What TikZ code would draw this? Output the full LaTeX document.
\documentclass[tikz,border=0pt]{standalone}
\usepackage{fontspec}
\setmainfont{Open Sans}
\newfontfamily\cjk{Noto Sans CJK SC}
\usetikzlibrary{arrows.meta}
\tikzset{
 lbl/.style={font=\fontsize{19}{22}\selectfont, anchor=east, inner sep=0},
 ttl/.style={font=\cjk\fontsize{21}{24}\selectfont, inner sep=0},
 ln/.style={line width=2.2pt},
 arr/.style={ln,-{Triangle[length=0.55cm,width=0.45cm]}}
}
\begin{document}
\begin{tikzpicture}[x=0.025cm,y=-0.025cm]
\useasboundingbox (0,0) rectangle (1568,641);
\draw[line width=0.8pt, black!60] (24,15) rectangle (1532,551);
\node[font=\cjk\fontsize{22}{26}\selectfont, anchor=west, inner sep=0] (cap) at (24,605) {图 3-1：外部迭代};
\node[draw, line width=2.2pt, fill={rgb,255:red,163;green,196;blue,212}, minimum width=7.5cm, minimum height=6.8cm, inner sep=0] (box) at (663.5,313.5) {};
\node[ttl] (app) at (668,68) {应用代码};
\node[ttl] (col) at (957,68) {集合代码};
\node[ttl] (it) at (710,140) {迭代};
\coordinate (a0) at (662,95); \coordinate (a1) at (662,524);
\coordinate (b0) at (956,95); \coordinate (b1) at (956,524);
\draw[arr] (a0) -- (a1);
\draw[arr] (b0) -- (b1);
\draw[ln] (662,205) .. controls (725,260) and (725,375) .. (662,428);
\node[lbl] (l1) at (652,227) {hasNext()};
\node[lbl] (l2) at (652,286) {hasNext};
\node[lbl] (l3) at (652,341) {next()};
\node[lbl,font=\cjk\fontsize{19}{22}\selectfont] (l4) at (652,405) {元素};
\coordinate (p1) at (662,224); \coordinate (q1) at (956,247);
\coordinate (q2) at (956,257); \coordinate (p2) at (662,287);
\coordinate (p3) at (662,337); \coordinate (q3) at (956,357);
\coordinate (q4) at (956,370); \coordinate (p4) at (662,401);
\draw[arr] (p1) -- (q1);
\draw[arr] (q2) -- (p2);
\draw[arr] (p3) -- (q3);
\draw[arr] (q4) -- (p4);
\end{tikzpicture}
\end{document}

_ _ _ _ _

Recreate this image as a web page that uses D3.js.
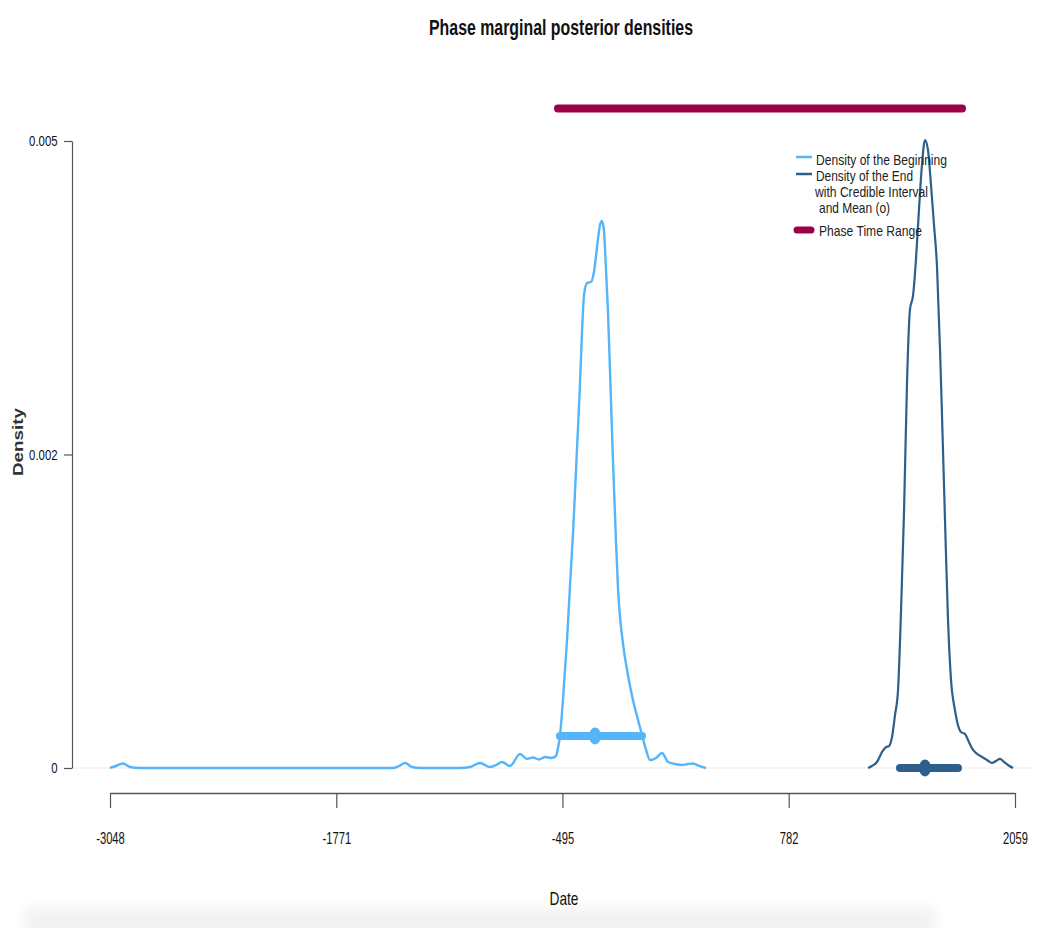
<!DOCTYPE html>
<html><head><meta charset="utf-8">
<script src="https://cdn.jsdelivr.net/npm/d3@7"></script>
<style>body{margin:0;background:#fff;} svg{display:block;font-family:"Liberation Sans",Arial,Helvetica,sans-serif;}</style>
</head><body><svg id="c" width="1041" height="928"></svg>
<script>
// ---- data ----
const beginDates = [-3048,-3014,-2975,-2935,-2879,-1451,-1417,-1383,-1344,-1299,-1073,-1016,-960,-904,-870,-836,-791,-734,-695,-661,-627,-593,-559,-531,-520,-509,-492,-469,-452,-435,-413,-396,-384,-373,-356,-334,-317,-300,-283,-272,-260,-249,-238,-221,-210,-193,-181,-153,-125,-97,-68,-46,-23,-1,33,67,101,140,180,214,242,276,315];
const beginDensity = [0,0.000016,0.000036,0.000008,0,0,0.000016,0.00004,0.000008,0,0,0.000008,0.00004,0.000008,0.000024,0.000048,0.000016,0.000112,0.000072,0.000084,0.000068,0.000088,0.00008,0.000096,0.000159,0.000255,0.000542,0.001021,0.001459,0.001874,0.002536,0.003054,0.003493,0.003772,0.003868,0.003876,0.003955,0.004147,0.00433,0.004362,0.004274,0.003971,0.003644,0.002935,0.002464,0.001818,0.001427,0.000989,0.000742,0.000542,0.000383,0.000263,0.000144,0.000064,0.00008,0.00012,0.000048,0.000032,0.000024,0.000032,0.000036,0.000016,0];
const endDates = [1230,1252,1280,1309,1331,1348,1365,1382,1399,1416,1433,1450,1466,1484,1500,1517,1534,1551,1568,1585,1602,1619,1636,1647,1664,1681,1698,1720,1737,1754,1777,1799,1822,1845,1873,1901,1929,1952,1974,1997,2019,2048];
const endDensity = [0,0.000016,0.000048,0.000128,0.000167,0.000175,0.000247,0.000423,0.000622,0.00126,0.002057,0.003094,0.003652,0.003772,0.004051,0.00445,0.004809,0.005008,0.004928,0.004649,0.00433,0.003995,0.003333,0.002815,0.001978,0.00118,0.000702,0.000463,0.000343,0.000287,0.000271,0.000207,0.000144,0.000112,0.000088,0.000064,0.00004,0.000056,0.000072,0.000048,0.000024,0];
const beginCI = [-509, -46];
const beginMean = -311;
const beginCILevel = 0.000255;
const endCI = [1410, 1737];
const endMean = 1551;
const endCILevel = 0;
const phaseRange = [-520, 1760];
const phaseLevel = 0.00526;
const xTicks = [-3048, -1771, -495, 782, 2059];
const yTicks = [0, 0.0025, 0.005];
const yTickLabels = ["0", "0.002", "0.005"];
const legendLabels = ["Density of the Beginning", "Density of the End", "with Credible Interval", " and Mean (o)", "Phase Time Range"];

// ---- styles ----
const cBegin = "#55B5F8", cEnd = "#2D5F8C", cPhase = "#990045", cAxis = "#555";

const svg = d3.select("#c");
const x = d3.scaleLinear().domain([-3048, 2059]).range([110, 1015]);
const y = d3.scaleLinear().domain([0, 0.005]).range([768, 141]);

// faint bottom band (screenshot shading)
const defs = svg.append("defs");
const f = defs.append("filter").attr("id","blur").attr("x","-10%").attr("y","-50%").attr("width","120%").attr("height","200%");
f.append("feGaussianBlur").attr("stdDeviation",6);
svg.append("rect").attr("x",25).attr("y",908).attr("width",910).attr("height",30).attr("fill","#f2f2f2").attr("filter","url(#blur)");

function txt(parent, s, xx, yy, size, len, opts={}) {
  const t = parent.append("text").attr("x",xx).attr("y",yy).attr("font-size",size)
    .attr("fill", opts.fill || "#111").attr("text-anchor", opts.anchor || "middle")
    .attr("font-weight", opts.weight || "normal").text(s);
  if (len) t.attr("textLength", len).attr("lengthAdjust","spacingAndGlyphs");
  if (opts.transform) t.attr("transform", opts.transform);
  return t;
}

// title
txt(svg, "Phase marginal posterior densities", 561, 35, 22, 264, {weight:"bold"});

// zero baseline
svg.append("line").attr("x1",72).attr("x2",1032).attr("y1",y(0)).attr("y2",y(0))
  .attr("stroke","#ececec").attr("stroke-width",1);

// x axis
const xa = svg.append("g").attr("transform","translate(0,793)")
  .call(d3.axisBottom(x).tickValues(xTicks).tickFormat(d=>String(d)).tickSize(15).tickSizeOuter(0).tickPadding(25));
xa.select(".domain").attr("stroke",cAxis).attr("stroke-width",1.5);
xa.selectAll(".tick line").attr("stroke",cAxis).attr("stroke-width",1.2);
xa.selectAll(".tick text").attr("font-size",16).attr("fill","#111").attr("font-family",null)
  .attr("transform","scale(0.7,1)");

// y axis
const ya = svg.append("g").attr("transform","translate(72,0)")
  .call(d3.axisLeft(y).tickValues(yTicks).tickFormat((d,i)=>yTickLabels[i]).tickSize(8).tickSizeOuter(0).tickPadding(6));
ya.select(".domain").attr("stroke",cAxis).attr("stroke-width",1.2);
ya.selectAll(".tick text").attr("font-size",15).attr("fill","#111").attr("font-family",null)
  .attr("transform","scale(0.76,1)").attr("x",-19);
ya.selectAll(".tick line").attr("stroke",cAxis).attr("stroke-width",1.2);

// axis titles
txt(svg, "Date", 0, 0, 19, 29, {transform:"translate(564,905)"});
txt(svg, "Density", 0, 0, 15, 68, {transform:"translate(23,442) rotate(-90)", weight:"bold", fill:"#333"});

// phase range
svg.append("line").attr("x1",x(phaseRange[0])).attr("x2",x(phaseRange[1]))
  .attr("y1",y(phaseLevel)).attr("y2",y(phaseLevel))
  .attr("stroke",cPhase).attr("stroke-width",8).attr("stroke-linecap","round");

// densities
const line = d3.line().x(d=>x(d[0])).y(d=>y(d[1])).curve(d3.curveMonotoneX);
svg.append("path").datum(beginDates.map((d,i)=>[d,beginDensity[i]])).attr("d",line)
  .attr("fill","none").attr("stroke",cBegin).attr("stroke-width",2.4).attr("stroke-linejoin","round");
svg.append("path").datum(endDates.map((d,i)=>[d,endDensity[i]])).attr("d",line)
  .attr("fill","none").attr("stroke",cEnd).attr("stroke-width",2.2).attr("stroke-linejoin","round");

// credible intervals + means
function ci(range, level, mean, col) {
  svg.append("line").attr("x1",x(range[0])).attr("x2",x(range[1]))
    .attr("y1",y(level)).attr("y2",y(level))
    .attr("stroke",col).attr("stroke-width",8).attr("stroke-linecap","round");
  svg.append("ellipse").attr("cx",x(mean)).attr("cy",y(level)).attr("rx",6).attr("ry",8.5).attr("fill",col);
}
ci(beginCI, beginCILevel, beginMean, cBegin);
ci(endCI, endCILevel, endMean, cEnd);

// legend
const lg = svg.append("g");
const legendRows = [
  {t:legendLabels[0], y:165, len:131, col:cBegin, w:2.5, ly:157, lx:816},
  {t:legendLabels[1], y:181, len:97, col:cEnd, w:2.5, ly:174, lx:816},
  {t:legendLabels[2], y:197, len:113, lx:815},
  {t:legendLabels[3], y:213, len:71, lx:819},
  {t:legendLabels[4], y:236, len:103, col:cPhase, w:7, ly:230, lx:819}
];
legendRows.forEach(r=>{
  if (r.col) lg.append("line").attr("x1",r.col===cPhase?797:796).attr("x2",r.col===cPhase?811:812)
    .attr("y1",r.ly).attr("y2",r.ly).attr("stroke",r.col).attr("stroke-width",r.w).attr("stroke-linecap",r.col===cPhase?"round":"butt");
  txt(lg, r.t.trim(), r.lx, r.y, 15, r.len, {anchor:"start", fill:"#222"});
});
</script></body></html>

_ _ _ _ _

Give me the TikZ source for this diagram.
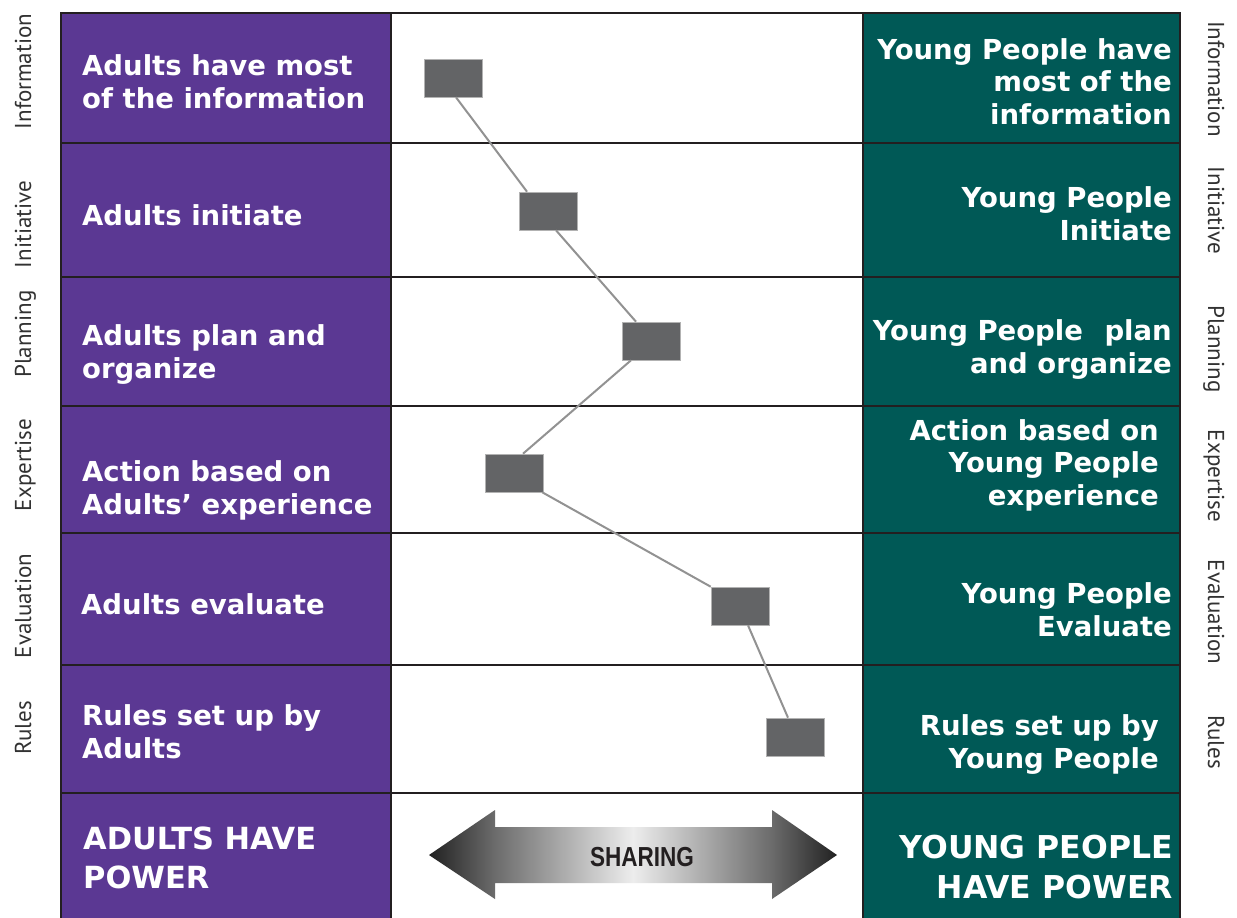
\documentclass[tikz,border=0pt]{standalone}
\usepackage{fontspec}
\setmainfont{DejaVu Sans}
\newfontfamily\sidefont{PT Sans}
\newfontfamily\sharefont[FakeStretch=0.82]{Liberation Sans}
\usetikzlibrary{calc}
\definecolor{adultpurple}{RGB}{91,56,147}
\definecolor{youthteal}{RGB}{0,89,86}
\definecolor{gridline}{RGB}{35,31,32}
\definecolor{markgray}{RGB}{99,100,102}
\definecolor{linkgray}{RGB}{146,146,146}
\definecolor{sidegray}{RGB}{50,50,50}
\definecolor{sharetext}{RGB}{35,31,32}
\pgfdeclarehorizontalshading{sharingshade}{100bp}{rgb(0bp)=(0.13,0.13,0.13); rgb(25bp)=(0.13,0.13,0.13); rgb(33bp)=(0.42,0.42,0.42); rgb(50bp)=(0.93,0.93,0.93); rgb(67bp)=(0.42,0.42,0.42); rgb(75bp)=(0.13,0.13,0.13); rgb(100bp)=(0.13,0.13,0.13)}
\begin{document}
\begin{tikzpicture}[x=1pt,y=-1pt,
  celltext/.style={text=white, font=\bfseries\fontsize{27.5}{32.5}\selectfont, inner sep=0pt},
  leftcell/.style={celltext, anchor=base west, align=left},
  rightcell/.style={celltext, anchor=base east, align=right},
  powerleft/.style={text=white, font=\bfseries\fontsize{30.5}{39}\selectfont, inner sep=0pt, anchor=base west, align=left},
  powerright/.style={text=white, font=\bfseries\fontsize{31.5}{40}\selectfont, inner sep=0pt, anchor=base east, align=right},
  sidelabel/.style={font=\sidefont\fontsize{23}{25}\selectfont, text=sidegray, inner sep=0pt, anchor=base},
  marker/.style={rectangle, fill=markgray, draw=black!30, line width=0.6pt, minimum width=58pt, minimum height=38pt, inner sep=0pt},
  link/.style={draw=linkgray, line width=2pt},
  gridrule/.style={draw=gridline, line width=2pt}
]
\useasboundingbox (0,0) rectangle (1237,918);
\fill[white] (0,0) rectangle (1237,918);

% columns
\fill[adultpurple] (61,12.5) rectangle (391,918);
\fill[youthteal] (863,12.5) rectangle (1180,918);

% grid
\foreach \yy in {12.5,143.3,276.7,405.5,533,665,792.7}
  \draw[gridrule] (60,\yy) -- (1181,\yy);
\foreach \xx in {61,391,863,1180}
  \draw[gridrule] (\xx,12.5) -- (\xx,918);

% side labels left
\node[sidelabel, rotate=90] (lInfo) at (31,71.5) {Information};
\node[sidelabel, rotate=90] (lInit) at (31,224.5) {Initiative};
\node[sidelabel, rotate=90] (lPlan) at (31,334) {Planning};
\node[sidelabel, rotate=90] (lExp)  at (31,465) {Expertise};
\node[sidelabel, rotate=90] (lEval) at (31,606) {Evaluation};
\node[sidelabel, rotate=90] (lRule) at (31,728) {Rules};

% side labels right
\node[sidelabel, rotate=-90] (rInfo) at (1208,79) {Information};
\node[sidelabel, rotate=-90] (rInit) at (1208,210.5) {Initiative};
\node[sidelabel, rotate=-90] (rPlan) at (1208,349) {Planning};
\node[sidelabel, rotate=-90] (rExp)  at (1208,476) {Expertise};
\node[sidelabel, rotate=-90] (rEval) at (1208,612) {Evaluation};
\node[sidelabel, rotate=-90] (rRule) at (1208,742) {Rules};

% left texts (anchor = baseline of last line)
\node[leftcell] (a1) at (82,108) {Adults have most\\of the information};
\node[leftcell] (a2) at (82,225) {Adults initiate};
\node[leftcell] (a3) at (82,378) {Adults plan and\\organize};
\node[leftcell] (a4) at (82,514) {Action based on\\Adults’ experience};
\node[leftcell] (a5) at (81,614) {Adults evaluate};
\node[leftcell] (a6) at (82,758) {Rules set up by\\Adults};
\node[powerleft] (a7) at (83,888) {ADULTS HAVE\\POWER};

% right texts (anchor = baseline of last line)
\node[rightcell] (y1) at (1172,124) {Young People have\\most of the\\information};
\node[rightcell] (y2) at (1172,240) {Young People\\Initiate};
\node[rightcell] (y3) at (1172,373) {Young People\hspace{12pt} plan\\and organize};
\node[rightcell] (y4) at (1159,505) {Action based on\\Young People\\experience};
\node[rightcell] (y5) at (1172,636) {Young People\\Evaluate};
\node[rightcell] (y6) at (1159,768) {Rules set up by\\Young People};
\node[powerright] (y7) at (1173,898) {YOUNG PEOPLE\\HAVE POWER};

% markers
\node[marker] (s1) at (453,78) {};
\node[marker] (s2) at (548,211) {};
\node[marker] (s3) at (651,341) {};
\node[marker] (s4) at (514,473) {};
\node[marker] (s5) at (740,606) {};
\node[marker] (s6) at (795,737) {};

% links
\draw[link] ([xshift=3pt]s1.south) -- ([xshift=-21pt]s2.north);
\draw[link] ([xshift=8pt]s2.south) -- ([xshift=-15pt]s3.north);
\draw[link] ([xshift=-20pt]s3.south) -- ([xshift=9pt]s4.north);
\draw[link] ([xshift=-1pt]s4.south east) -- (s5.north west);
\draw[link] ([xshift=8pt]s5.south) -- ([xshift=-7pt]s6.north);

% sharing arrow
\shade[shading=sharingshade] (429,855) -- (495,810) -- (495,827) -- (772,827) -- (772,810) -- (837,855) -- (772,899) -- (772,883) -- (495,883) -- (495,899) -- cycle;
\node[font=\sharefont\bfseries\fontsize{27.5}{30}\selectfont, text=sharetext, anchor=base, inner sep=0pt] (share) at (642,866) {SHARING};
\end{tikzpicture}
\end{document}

_ _ _ _ _

- **Written task**: Copy each line of the entries that includes the word "this".

- **Answer to the exercise**:
What TikZ code would draw this? Output the full LaTeX document.
Recreate this image as a web page that uses D3.js.
Give me the TikZ source for this diagram.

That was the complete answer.